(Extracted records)
-- -- --

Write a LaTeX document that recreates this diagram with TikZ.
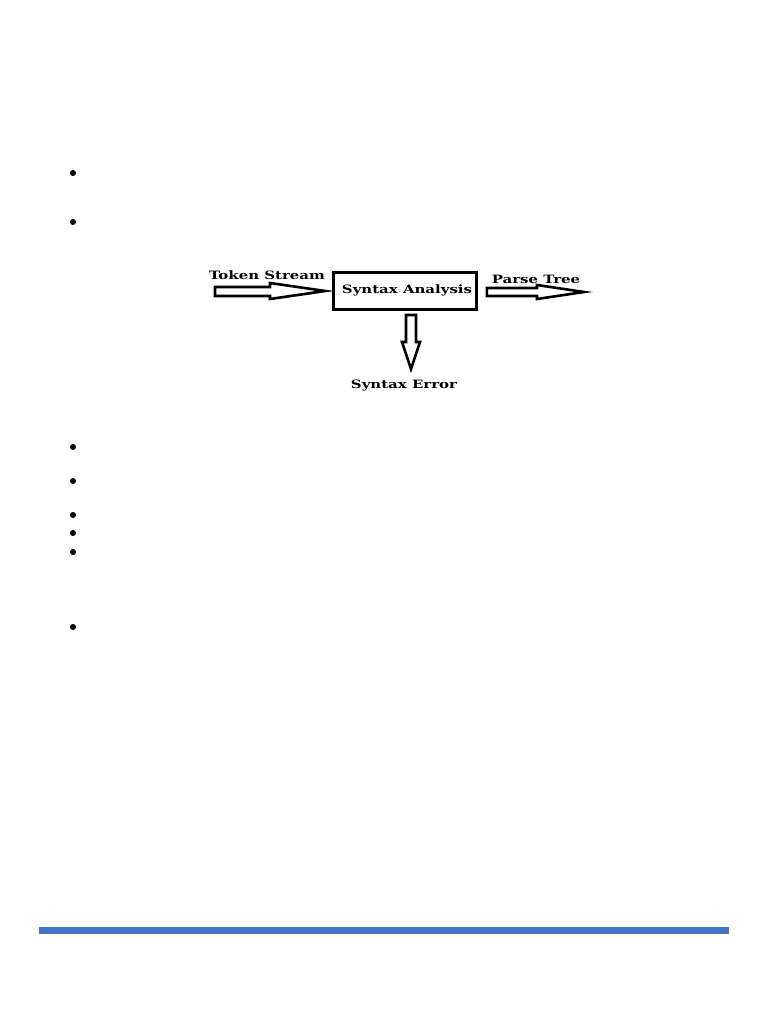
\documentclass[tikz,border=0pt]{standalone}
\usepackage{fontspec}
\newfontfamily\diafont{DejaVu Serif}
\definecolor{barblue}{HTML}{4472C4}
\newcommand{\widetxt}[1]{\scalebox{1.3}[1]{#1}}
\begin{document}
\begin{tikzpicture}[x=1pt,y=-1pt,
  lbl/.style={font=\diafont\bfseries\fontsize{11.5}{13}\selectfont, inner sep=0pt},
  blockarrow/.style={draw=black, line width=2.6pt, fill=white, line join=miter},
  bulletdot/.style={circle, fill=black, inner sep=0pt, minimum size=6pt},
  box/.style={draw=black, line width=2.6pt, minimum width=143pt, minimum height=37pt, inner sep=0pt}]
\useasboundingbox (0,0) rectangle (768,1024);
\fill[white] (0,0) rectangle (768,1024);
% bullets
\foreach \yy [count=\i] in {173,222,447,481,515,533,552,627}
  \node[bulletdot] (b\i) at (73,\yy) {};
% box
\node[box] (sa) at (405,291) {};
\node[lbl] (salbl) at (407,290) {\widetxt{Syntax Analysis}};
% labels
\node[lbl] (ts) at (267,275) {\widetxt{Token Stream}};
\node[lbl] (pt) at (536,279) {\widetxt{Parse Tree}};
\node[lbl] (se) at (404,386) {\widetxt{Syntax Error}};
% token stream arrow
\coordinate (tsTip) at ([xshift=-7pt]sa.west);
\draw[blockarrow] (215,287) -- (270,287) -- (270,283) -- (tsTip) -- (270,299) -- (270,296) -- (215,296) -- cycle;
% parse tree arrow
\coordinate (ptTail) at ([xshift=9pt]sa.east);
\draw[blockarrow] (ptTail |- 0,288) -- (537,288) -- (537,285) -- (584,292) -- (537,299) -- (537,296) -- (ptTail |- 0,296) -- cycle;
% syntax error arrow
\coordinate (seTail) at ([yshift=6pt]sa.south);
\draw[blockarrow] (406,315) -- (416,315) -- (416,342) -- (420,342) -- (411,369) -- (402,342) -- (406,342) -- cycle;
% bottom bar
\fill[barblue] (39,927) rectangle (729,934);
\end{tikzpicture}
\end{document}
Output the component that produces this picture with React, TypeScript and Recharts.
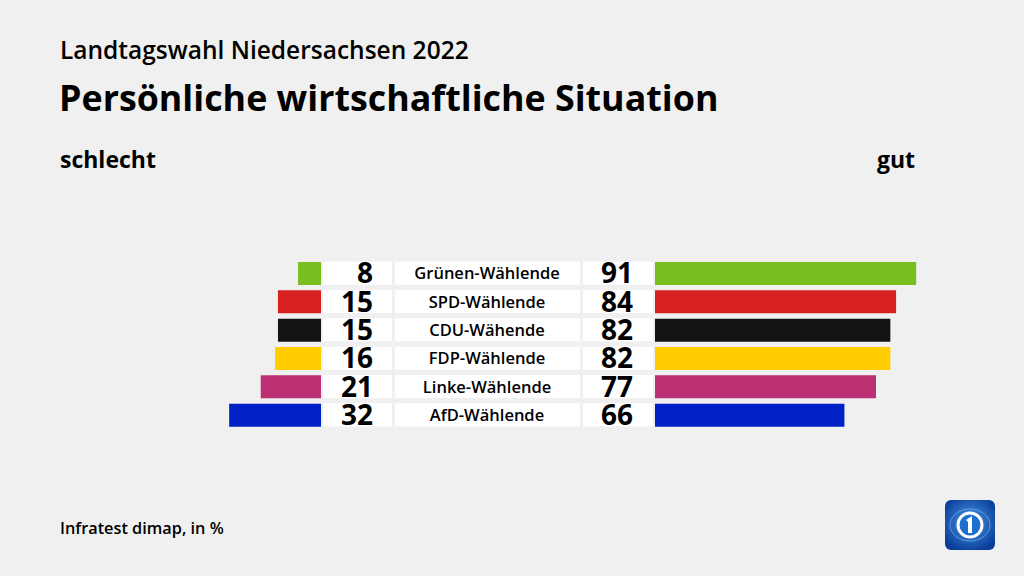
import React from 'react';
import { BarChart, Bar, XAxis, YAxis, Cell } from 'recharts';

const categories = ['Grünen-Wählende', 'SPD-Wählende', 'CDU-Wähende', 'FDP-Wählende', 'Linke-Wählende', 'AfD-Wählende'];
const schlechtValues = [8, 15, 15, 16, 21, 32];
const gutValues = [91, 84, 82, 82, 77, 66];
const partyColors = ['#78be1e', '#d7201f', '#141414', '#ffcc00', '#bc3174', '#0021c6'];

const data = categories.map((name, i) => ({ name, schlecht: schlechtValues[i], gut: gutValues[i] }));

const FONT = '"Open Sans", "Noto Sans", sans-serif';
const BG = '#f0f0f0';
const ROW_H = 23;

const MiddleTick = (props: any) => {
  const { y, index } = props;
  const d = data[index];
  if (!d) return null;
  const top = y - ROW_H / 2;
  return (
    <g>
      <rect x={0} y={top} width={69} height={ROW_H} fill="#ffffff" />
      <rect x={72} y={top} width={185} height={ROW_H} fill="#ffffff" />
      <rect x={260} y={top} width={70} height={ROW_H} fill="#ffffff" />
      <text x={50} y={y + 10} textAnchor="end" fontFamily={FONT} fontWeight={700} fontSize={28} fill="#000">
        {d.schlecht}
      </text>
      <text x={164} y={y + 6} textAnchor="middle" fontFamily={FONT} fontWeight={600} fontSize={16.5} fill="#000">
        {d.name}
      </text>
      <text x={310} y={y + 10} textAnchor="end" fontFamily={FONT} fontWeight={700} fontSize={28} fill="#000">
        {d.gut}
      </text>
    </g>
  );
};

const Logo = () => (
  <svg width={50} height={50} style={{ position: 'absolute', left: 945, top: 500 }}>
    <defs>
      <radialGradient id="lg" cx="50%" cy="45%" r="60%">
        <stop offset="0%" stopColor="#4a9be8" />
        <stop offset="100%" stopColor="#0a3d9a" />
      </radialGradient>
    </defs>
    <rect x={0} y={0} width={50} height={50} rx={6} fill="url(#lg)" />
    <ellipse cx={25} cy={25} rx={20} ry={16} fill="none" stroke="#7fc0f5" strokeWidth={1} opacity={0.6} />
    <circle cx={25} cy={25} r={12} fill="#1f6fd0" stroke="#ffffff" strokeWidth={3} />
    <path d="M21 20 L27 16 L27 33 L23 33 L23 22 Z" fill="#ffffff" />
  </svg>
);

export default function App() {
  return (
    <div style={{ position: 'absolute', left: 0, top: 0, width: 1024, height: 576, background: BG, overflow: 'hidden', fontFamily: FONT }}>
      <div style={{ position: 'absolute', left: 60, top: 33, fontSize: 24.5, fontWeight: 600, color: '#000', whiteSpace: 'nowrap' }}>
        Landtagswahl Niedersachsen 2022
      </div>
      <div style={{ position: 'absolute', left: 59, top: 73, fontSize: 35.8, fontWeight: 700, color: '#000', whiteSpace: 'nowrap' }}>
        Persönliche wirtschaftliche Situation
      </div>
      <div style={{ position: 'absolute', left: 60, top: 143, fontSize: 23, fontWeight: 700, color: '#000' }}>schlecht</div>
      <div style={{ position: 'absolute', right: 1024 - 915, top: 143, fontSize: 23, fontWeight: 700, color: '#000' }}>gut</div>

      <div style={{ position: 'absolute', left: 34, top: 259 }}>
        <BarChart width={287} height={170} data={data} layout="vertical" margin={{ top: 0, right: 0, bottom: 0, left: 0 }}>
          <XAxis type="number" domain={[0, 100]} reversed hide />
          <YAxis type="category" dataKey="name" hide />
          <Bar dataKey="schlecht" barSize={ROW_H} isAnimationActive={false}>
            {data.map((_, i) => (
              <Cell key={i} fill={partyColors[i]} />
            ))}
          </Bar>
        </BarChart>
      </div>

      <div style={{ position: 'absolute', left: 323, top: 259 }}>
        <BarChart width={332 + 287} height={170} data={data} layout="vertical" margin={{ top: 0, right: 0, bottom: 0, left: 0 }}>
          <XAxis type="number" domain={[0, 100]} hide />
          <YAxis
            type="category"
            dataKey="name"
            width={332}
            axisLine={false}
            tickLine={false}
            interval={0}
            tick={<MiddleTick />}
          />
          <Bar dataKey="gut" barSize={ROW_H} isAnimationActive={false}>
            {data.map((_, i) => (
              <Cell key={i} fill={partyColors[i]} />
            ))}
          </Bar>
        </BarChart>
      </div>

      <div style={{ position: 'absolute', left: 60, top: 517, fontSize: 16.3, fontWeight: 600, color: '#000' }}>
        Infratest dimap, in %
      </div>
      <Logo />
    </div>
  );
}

-- -- --

*SET TASK*. In the listing above, find the line containing "Output the component" and the line containing "const ROW_H = 23;", then write out both of them and every line between, exactly, with no pictures.

*RESPONSE FOR THIS EXERCISE*.
Output the component that produces this picture with React, TypeScript and Recharts.
import React from 'react';
import { BarChart, Bar, XAxis, YAxis, Cell } from 'recharts';

const categories = ['Grünen-Wählende', 'SPD-Wählende', 'CDU-Wähende', 'FDP-Wählende', 'Linke-Wählende', 'AfD-Wählende'];
const schlechtValues = [8, 15, 15, 16, 21, 32];
const gutValues = [91, 84, 82, 82, 77, 66];
const partyColors = ['#78be1e', '#d7201f', '#141414', '#ffcc00', '#bc3174', '#0021c6'];

const data = categories.map((name, i) => ({ name, schlecht: schlechtValues[i], gut: gutValues[i] }));

const FONT = '"Open Sans", "Noto Sans", sans-serif';
const BG = '#f0f0f0';
const ROW_H = 23;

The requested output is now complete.